Before interpreting the results of an ANOVA, it is crucial to verify that certain assumptions are met to ensure the validity of the analysis. ANOVA is a powerful tool, but its validity depends on these assumptions being satisfied. Violations can lead to misleading results—inflated Type I error rates, reduced power, or biased estimates—making it essential to test these assumptions before drawing conclusions.

Summary of Assumptions¶

The four key assumptions underlying ANOVA are:

Normality: Residuals are normally distributed within each group.
Independence: Observations are independent of one another.
Homoscedasticity: The variance of residuals is equal across all groups.
Linearity: The relationship between the independent variable and the dependent variable is linear (more relevant in regression contexts but often checked in ANOVA as well).

Why Assumptions Matter¶

If the assumptions of ANOVA are not met, the results of the analysis may be unreliable. The F-statistic, which is the basis of the ANOVA test, is derived under the assumption that all four conditions hold. When they do not:

Violated normality can distort the sampling distribution of the F-statistic, especially in small samples.
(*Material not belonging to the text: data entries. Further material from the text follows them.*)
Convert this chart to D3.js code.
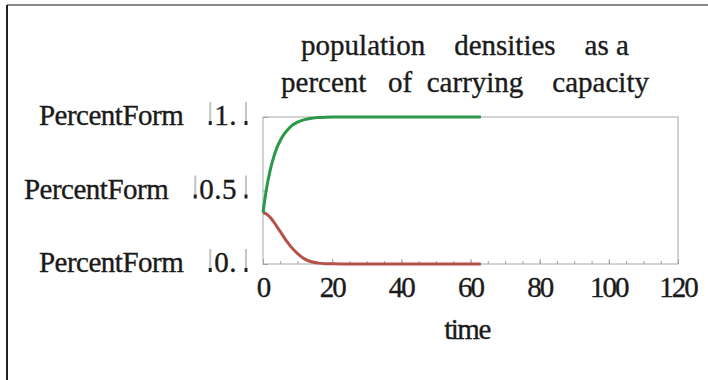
<!DOCTYPE html>
<html>
<head>
<meta charset="utf-8">
<script src="https://cdn.jsdelivr.net/npm/d3@7"></script>
<style>
  body { margin: 0; background: #fff; }
  text { font-family: "Liberation Serif", "DejaVu Serif", serif; fill: #1a1a1a; stroke: #1a1a1a; stroke-width: 0.35; }
</style>
</head>
<body>
<svg id="chart" width="708" height="380"></svg>
<script>
// values
var time = [0, 1, 2, 3, 4, 5, 6, 7, 8, 10, 12, 14, 16, 18, 20, 25, 30, 40, 50, 63];
var growing = [0.35, 0.51, 0.63, 0.72, 0.79, 0.84, 0.88, 0.91, 0.935, 0.965, 0.982, 0.991, 0.996, 0.999, 1, 1, 1, 1, 1, 1];
var declining = [0.35, 0.34, 0.32, 0.29, 0.255, 0.22, 0.185, 0.15, 0.12, 0.07, 0.035, 0.015, 0.006, 0.002, 0.001, 0, 0, 0, 0, 0];
var yTicks = [0, 0.5, 1];
var yTickLabels = ["0.", "0.5", "1."];
var xTicks = [0, 20, 40, 60, 80, 100, 120];
var titleLines = ["population    densities    as a", "percent   of  carrying    capacity"];

var svg = d3.select("#chart");

// page border like the screenshot
svg.append("line").attr("x1", 7).attr("y1", 5).attr("x2", 708).attr("y2", 5)
    .attr("stroke", "#8a8a8a").attr("stroke-width", 2);
svg.append("line").attr("x1", 7).attr("y1", 5).attr("x2", 7).attr("y2", 380)
    .attr("stroke", "#222").attr("stroke-width", 2);

var x = d3.scaleLinear().domain([0, 120]).range([263, 678]);
var y = d3.scaleLinear().domain([0, 1]).range([264, 117]);

// frame
svg.append("rect")
    .attr("x", x(0)).attr("y", y(1))
    .attr("width", x(120) - x(0)).attr("height", y(0) - y(1))
    .attr("fill", "none").attr("stroke", "#a8a8a8").attr("stroke-width", 1);

// minor + major ticks, pointing inward
var minor = d3.range(0, 121, 5);
svg.append("g").attr("transform", "translate(0," + y(0) + ")")
    .call(d3.axisTop(x).tickValues(minor).tickSize(3).tickFormat(""))
    .call(g => g.select(".domain").remove())
    .call(g => g.selectAll("line").attr("stroke", "#a0a0a0"));
svg.append("g").attr("transform", "translate(0," + y(0) + ")")
    .call(d3.axisTop(x).tickValues(xTicks).tickSize(5).tickFormat(""))
    .call(g => g.select(".domain").remove())
    .call(g => g.selectAll("line").attr("stroke", "#a0a0a0"));
svg.append("g").attr("transform", "translate(" + x(0) + ",0)")
    .call(d3.axisRight(y).tickValues(yTicks).tickSize(5).tickFormat(""))
    .call(g => g.select(".domain").remove())
    .call(g => g.selectAll("line").attr("stroke", "#a0a0a0"));

// x tick labels
svg.append("g").selectAll("text").data(xTicks).enter().append("text")
    .attr("x", d => x(d)).attr("y", 297)
    .attr("text-anchor", "middle").attr("font-size", 29)
    .attr("letter-spacing", -2)
    .text(d => d);

svg.append("text").attr("x", 467).attr("y", 339)
    .attr("text-anchor", "middle").attr("font-size", 29).attr("letter-spacing", -1.5)
    .text("time");

// title
svg.append("g").selectAll("text").data(titleLines).enter().append("text")
    .attr("x", 465).attr("y", (d, i) => 55 + i * 37)
    .attr("text-anchor", "middle").attr("font-size", 29)
    .style("white-space", "pre")
    .text(d => d);

// y tick labels: "PercentForm ⌊n⌋"
var yl = svg.append("g").selectAll("g").data(yTicks).enter().append("g")
    .attr("transform", d => "translate(0," + y(d) + ")");
yl.append("text").attr("class", "num")
    .attr("x", 237).attr("y", 8)
    .attr("text-anchor", "end").attr("font-size", 29).attr("letter-spacing", 0.5)
    .text((d, i) => yTickLabels[i]);
yl.each(function () {
    var g = d3.select(this);
    var bb = g.select(".num").node().getBBox();
    var lx = bb.x - 4;
    [lx, 246].forEach(function (bx) {
        g.append("line").attr("x1", bx).attr("x2", bx).attr("y1", -15).attr("y2", 7)
            .attr("stroke", "#c4c4c4").attr("stroke-width", 2);
        g.append("rect").attr("x", bx - 1.5).attr("y", 4).attr("width", 3).attr("height", 4)
            .attr("fill", "#222");
    });
    g.append("text").attr("x", lx - 27).attr("y", 8)
        .attr("text-anchor", "end").attr("font-size", 29).attr("letter-spacing", -0.5)
        .text("PercentForm");
});

// curves
var line = d3.line()
    .x(d => x(d[0])).y(d => y(d[1]))
    .curve(d3.curveMonotoneX);

svg.append("path").datum(time.map((t, i) => [t, declining[i]]))
    .attr("d", line).attr("fill", "none")
    .attr("stroke", "#b5514b").attr("stroke-width", 3);
svg.append("path").datum(time.map((t, i) => [t, growing[i]]))
    .attr("d", line).attr("fill", "none")
    .attr("stroke", "#2a9848").attr("stroke-width", 3);
</script>
</body>
</html>
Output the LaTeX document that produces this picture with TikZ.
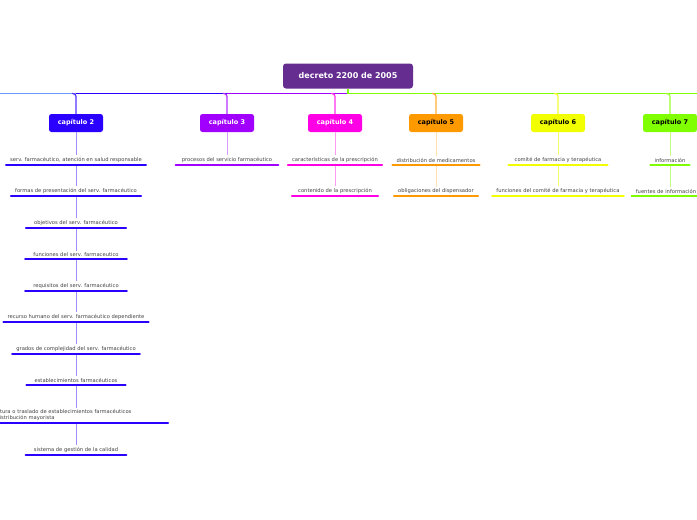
\documentclass[tikz,border=0pt]{standalone}
\usepackage{fontspec}
\setmainfont{DejaVu Sans}
\definecolor{c2}{HTML}{2A00FF}\definecolor{c3}{HTML}{A100FF}\definecolor{c4}{HTML}{FF00E6}
\definecolor{c5}{HTML}{FF9900}\definecolor{c6}{HTML}{F2FF00}\definecolor{c7}{HTML}{80FF00}
\definecolor{rootc}{HTML}{662D91}\definecolor{c1}{HTML}{6A9CFF}
\begin{document}
\begin{tikzpicture}[x=1pt,y=-1pt,
 chap/.style={rounded corners=2.5pt,minimum width=54pt,minimum height=18pt,font=\fontsize{6.5}{7}\selectfont\bfseries,inner sep=0pt},
 item/.style={font=\fontsize{5.2}{5.8}\selectfont,text=black!75,inner xsep=4pt,inner ysep=2pt,anchor=south},
 ul/.style={line width=2.2pt,line cap=round},
 conn/.style={line width=0.8pt},
 hconn/.style={line width=1.3pt}]
\useasboundingbox (0,0) rectangle (697,520);
\node[rounded corners=3pt,fill=rootc,text=white,minimum width=130pt,minimum height=25pt,font=\fontsize{8}{9}\selectfont\bfseries] (root) at (348,76) {decreto 2200 de 2005};
\fill[c1] (0,92.8) rectangle (76,94.2);
\fill[c2] (76,92.8) rectangle (227,94.2);
\fill[c3] (227,92.8) rectangle (348,94.2);
\fill[c7] (348,92.8) rectangle (697,94.2);
\draw[hconn,c7] (root.south) -- (348,93.5);
\foreach \n/\x/\c/\t/\tc in {2/76/c2/capítulo 2/white,3/227/c3/capítulo 3/white,4/335/c4/capítulo 4/white,5/436/c5/capítulo 5/black,6/558/c6/capítulo 6/black,7/670/c7/capítulo 7/black}{
 \node[chap,fill=\c,text=\tc] (k\n) at (\x,123) {\t};
 \draw[hconn,\c!80,rounded corners=3pt] (\x-4,93.5) -- (\x,93.5) -- (k\n.north);
}
\begin{scope}
\clip (0,0) rectangle (697,520);
\node[item] (a1) at (76,165) {serv. farmacéutico, atención en salud responsable};
\node[item] (a2) at (76,196) {formas de presentación del serv. farmacéutico};
\node[item,inner xsep=8pt] (a3) at (76,228) {objetivos del serv. farmacéutico};
\node[item,inner xsep=8pt] (a4) at (76,259) {funciones del serv. farmaceutico};
\node[item,inner xsep=8pt] (a5) at (76,291) {requisitos del serv. farmacéutico};
\node[item] (a6) at (76,322) {recurso humano del serv. farmacéutico dependiente};
\node[item] (a7) at (76,354) {grados de complejidad del serv. farmacéutico};
\node[item,inner xsep=8pt] (a8) at (76,385) {establecimientos farmacéuticos};
\node[item,align=left,inner xsep=0pt,anchor=south west,text width=184pt] (a9) at (-12,423) {apertura o traslado de establecimientos farmacéuticos\\ de distribución mayorista};
\node[item,inner xsep=8pt] (a10) at (76,455) {sistema de gestión de la calidad};
\draw[conn,c2!45] (k2.south) -- (a1.north);
\foreach \i/\j in {1/2,2/3,3/4,4/5,5/6,6/7,7/8,8/9,9/10}{
 \draw[conn,c2!45] (76,0|-a\i.south) -- (76,0|-a\j.north);}
\foreach \i in {1,...,8,10}{\draw[ul,c2] (a\i.south west) -- (a\i.south east);}
\draw[ul,c2] (a9.south west) -- (168,0|-a9.south);
\node[item,inner xsep=6pt] (b1) at (227,165) {procesos del servicio farmacéutico};
\draw[conn,c3!40] (k3.south) -- (b1.north);
\draw[ul,c3] (b1.south west) -- (b1.south east);
\node[item] (d1) at (335,165) {características de la prescripción};
\node[item,inner xsep=6pt] (d2) at (335,196) {contenido de la prescripción};
\draw[conn,c4!40] (k4.south) -- (d1.north);
\draw[conn,c4!40] (d1.south) -- (d2.north);
\draw[ul,c4] (d1.south west) -- (d1.south east);
\draw[ul,c4] (d2.south west) -- (d2.south east);
\node[item] (e1) at (436,165) {distribución de medicamentos};
\node[item] (e2) at (436,196) {obligaciones del dispensador};
\draw[conn,c5!30] (k5.south) -- (e1.north);
\draw[conn,c5!30] (e1.south) -- (e2.north);
\draw[ul,c5] (e1.south west) -- (e1.south east);
\draw[ul,c5] (e2.south west) -- (e2.south east);
\node[item,inner xsep=6pt] (f1) at (558,165) {comité de farmacia y terapéutica};
\node[item] (f2) at (558,196) {funciones del comité de farmacia y terapéutica};
\draw[conn,c6!60] (k6.south) -- (f1.north);
\draw[conn,c6!60] (f1.south) -- (f2.north);
\draw[ul,c6] (f1.south west) -- (f1.south east);
\draw[ul,c6] (f2.south west) -- (f2.south east);
\node[item] (g1) at (670,165) {información};
\node[item] (g2) at (666,196) {fuentes de información};
\draw[conn,c7!50] (k7.south) -- (g1.north);
\draw[conn,c7!50] (g1.south) -- (670,0|-g2.north);
\draw[ul,c7] (g1.south west) -- (g1.south east);
\draw[ul,c7] (g2.south west) -- (g2.south east);
\end{scope}
\end{tikzpicture}
\end{document}
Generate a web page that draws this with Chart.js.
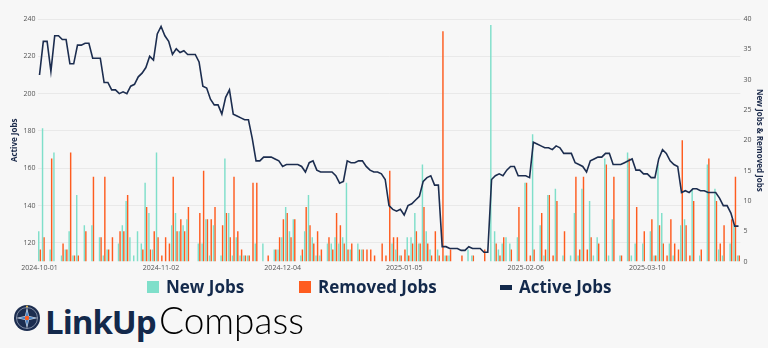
<!DOCTYPE html>
<html><head><meta charset="utf-8">
<script src="https://cdn.jsdelivr.net/npm/chart.js@4/dist/chart.umd.min.js"></script>
<style>
html,body{margin:0;padding:0;background:#f7f7f7;}
#wrap{position:relative;width:768px;height:348px;overflow:hidden;background:#f7f7f7;}
#cv{position:absolute;left:0;top:0;}
#legend{position:absolute;top:276px;left:0;width:768px;height:22px;font-family:'Open Sans',sans-serif;font-weight:700;font-size:17px;color:#13294b;}
.li{position:absolute;top:0;height:22px;line-height:22px;white-space:nowrap;}
.sw{position:absolute;top:5px;left:0;width:12px;height:12px;}
.li span.t{position:absolute;left:19px;top:0;}
#logo{position:absolute;left:13px;top:303px;height:36px;}
#logo .lk{position:absolute;left:32px;top:-4px;font-family:'Open Sans',sans-serif;font-weight:700;font-size:33px;color:#13294b;letter-spacing:-1px;white-space:nowrap;}
#logo .cp{position:absolute;left:146px;top:-6px;font-family:'Lato',sans-serif;font-weight:300;font-size:37px;color:#000;letter-spacing:0px;white-space:nowrap;}
</style></head>
<body>
<div id="wrap">
<canvas id="cv" width="768" height="280"></canvas>
<div id="legend">
  <div class="li" style="left:147px"><div class="sw" style="background:#7fdfca"></div><span class="t">New Jobs</span></div>
  <div class="li" style="left:299px"><div class="sw" style="background:#fe5c1f"></div><span class="t">Removed Jobs</span></div>
  <div class="li" style="left:500px"><div class="sw" style="background:#13294b;height:5px;top:9px"></div><span class="t">Active Jobs</span></div>
</div>
<div id="logo">
  <svg width="28" height="28" viewBox="0 0 28 28" style="position:absolute;left:0;top:1px">
    <circle cx="14" cy="14" r="13" fill="#1c2d4f"/>
    <circle cx="14" cy="14" r="10.5" fill="none" stroke="#7d8aa3" stroke-width="1"/>
    <polygon points="14,3 16,12 25,14 16,16 14,25 12,16 3,14 12,12" fill="#cfd6e2"/>
    <polygon points="14,6 15.5,12.5 22,14 15.5,15.5 14,22 12.5,15.5 6,14 12.5,12.5" fill="#4a86c8"/>
    <circle cx="14" cy="14" r="2.2" fill="#fe5c1f"/>
    <circle cx="14" cy="2.5" r="1" fill="#f2c14e"/>
  </svg>
  <span class="lk">LinkUp</span><span class="cp">Compass</span>
</div>
</div>
<script>
const dates = [
'2024-10-01','2024-10-02','2024-10-03','2024-10-04','2024-10-05','2024-10-06','2024-10-07','2024-10-08','2024-10-09','2024-10-10','2024-10-11','2024-10-12','2024-10-13','2024-10-14','2024-10-15','2024-10-16','2024-10-17','2024-10-18','2024-10-19','2024-10-20','2024-10-21','2024-10-22','2024-10-23','2024-10-24','2024-10-25','2024-10-26','2024-10-27','2024-10-28','2024-10-29','2024-10-30','2024-10-31',
'2024-11-01','2024-11-02','2024-11-03','2024-11-04','2024-11-05','2024-11-06','2024-11-07','2024-11-08','2024-11-09','2024-11-10','2024-11-11','2024-11-12','2024-11-13','2024-11-14','2024-11-15','2024-11-16','2024-11-17','2024-11-18','2024-11-19','2024-11-20','2024-11-21','2024-11-22','2024-11-23','2024-11-24','2024-11-25','2024-11-26','2024-11-27','2024-11-28','2024-11-29','2024-11-30',
'2024-12-01','2024-12-02','2024-12-03','2024-12-04','2024-12-05','2024-12-06','2024-12-07','2024-12-08','2024-12-09','2024-12-10','2024-12-11','2024-12-12','2024-12-13','2024-12-14','2024-12-15','2024-12-16','2024-12-17','2024-12-18','2024-12-19','2024-12-20','2024-12-21','2024-12-22','2024-12-23','2024-12-24','2024-12-25','2024-12-26','2024-12-27','2024-12-28','2024-12-29','2024-12-30','2024-12-31',
'2025-01-01','2025-01-02','2025-01-03','2025-01-04','2025-01-05','2025-01-06','2025-01-07','2025-01-08','2025-01-09','2025-01-10','2025-01-11','2025-01-12','2025-01-13','2025-01-14','2025-01-15','2025-01-16','2025-01-17','2025-01-18','2025-01-19','2025-01-20','2025-01-21','2025-01-22','2025-01-23','2025-01-24','2025-01-25','2025-01-26','2025-01-27','2025-01-28','2025-01-29','2025-01-30','2025-01-31',
'2025-02-01','2025-02-02','2025-02-03','2025-02-04','2025-02-05','2025-02-06','2025-02-07','2025-02-08','2025-02-09','2025-02-10','2025-02-11','2025-02-12','2025-02-13','2025-02-14','2025-02-15','2025-02-16','2025-02-17','2025-02-18','2025-02-19','2025-02-20','2025-02-21','2025-02-22','2025-02-23','2025-02-24','2025-02-25','2025-02-26','2025-02-27','2025-02-28',
'2025-03-01','2025-03-02','2025-03-03','2025-03-04','2025-03-05','2025-03-06','2025-03-07','2025-03-08','2025-03-09','2025-03-10','2025-03-11','2025-03-12','2025-03-13','2025-03-14','2025-03-15','2025-03-16','2025-03-17','2025-03-18','2025-03-19','2025-03-20','2025-03-21','2025-03-22','2025-03-23','2025-03-24','2025-03-25','2025-03-26','2025-03-27','2025-03-28','2025-03-29','2025-03-30','2025-03-31',
'2025-04-01','2025-04-02','2025-04-03'
];
const tickLabels = ['2024-10-01','2024-11-02','2024-12-04','2025-01-05','2025-02-06','2025-03-10'];
const newJobs = [
5,22,0,2,18,0,1,2,5,1,
11,0,6,0,6,0,4,1,2,0,
0,3,6,10,4,1,5,3,13,8,
2,18,0,0,0,6,8,5,6,7,
0,0,3,3,7,1,6,0,1,17,
8,1,4,1,1,1,0,3,0,3,
0,0,2,2,4,9,5,7,0,1,
5,11,4,1,1,0,3,3,4,3,
4,13,2,0,3,2,0,0,0,0,
0,0,0,3,2,1,0,4,4,8,
3,16,5,2,0,2,0,1,1,0,
0,0,0,2,1,0,0,0,0,39,
5,2,3,4,3,0,4,0,13,0,
21,0,6,1,11,0,12,0,1,0,
1,8,1,12,0,10,1,4,0,17,
1,7,0,1,0,18,1,3,0,3,
0,5,1,16,8,0,3,1,0,6,
7,0,12,0,1,0,16,0,12,2,
1,0,3,6,1
];
const removedJobs = [
2,4,0,17,0,0,3,2,18,1,
1,0,5,0,14,0,4,14,2,4,
0,5,5,11,0,0,0,2,9,2,
5,4,1,4,3,14,5,7,5,9,
0,0,8,15,7,7,9,0,6,8,
4,14,5,2,1,1,13,13,0,0,
1,0,2,4,7,8,4,7,0,2,
9,6,3,5,2,0,4,2,8,6,
3,2,3,0,2,2,2,2,1,0,
3,1,15,4,4,1,2,1,3,5,
3,9,3,1,5,1,38,1,2,0,
0,1,0,0,1,0,0,2,0,0,
3,1,4,0,2,0,9,0,13,1,
2,0,8,2,11,1,10,0,5,0,
0,14,2,14,2,4,0,3,0,16,
0,14,0,1,0,17,0,9,0,5,
0,7,1,6,3,1,7,3,2,20,
6,1,10,0,2,0,17,0,10,3,
6,0,7,14,1
];
const activeJobs = [
210,228,228,212,231,231,229,229,216,216,
226,226,227,227,219,219,219,206,206,202,
202,200,201,200,204,205,209,211,214,220,
218,232,236,231,228,221,224,222,223,221,
221,221,217,204,203,197,194,194,189,198,
202,189,188,187,186,186,176,164,164,166,
166,166,165,164,161,162,162,162,162,161,
158,163,164,159,158,158,158,158,156,152,
153,164,163,163,164,164,161,159,158,158,
157,154,140,138,137,138,135,140,141,143,
145,153,155,156,151,151,118,118,117,117,
117,116,116,118,117,117,117,115,115,154,
156,157,156,159,161,161,156,156,156,155,
174,173,172,171,171,170,172,171,168,168,
168,163,162,161,158,164,165,166,166,168,
168,162,162,162,163,164,165,159,159,157,
157,155,155,165,170,168,164,162,161,147,
148,147,149,149,148,148,147,147,147,144,
140,140,136,129,129
];

const tickFont = {family:"'Open Sans', sans-serif", size:7};
const titleFont = {family:"'Open Sans', sans-serif", size:8, weight:'bold'};
new Chart(document.getElementById('cv'), {
  data: {
    labels: dates,
    datasets: [
      {type:'bar', label:'New Jobs', data:newJobs, backgroundColor:'#7fdfca', yAxisID:'y1', order:2, categoryPercentage:0.8, barPercentage:0.95},
      {type:'bar', label:'Removed Jobs', data:removedJobs, backgroundColor:'#fe5c1f', yAxisID:'y1', order:2, categoryPercentage:0.8, barPercentage:0.95},
      {type:'line', label:'Active Jobs', data:activeJobs, borderColor:'#1c2d4f', borderWidth:1.6, pointRadius:0, tension:0, yAxisID:'y', order:1}
    ]
  },
  options: {
    responsive:false, animation:false, devicePixelRatio:1,
    layout:{padding:{top:19,right:2,bottom:6,left:10}},
    plugins:{legend:{display:false}, tooltip:{enabled:false}},
    scales:{
      x:{
        grid:{display:false, drawTicks:false}, border:{display:false},
        ticks:{autoSkip:false, maxRotation:0, minRotation:0, font:tickFont, color:'#555', padding:2,
          callback:function(v,i){ return tickLabels.includes(dates[i]) ? dates[i] : null; }}
      },
      y:{
        position:'left', min:110, max:240,
        ticks:{stepSize:20, includeBounds:false, font:tickFont, color:'#555', padding:2},
        grid:{color:'#e9e9e9', drawTicks:false}, border:{display:false},
        title:{display:true, text:'Active Jobs', font:titleFont, color:'#1b2a4a', padding:{top:0,bottom:2}}
      },
      y1:{
        position:'right', min:0, max:40,
        ticks:{stepSize:5, font:tickFont, color:'#555', padding:3},
        grid:{display:false, drawTicks:false}, border:{display:false},
        title:{display:true, text:'New Jobs & Removed Jobs', font:titleFont, color:'#1b2a4a', padding:{top:2,bottom:0}}
      }
    }
  }
});
</script>
</body></html>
For large samples, the Central Limit Theorem provides some robustness.
Violated independence is the most serious violation. If observations are correlated, the effective sample size is smaller than the nominal sample size, leading to underestimated standard errors and inflated Type I error rates.
Violated homoscedasticity causes the standard ANOVA F-test to yield an inflated Type I error rate (false positives). In such cases, alternative methods like Welch's ANOVA or data transformations may be necessary.
Violated linearity can lead to systematic patterns in residuals and misspecification of the model.

By systematically checking these assumptions, you can ensure that the ANOVA results are reliable and that any conclusions drawn from the analysis are valid. If any of these assumptions are violated, consider using alternative methods such as non-parametric tests, robust ANOVA methods, or transforming the data.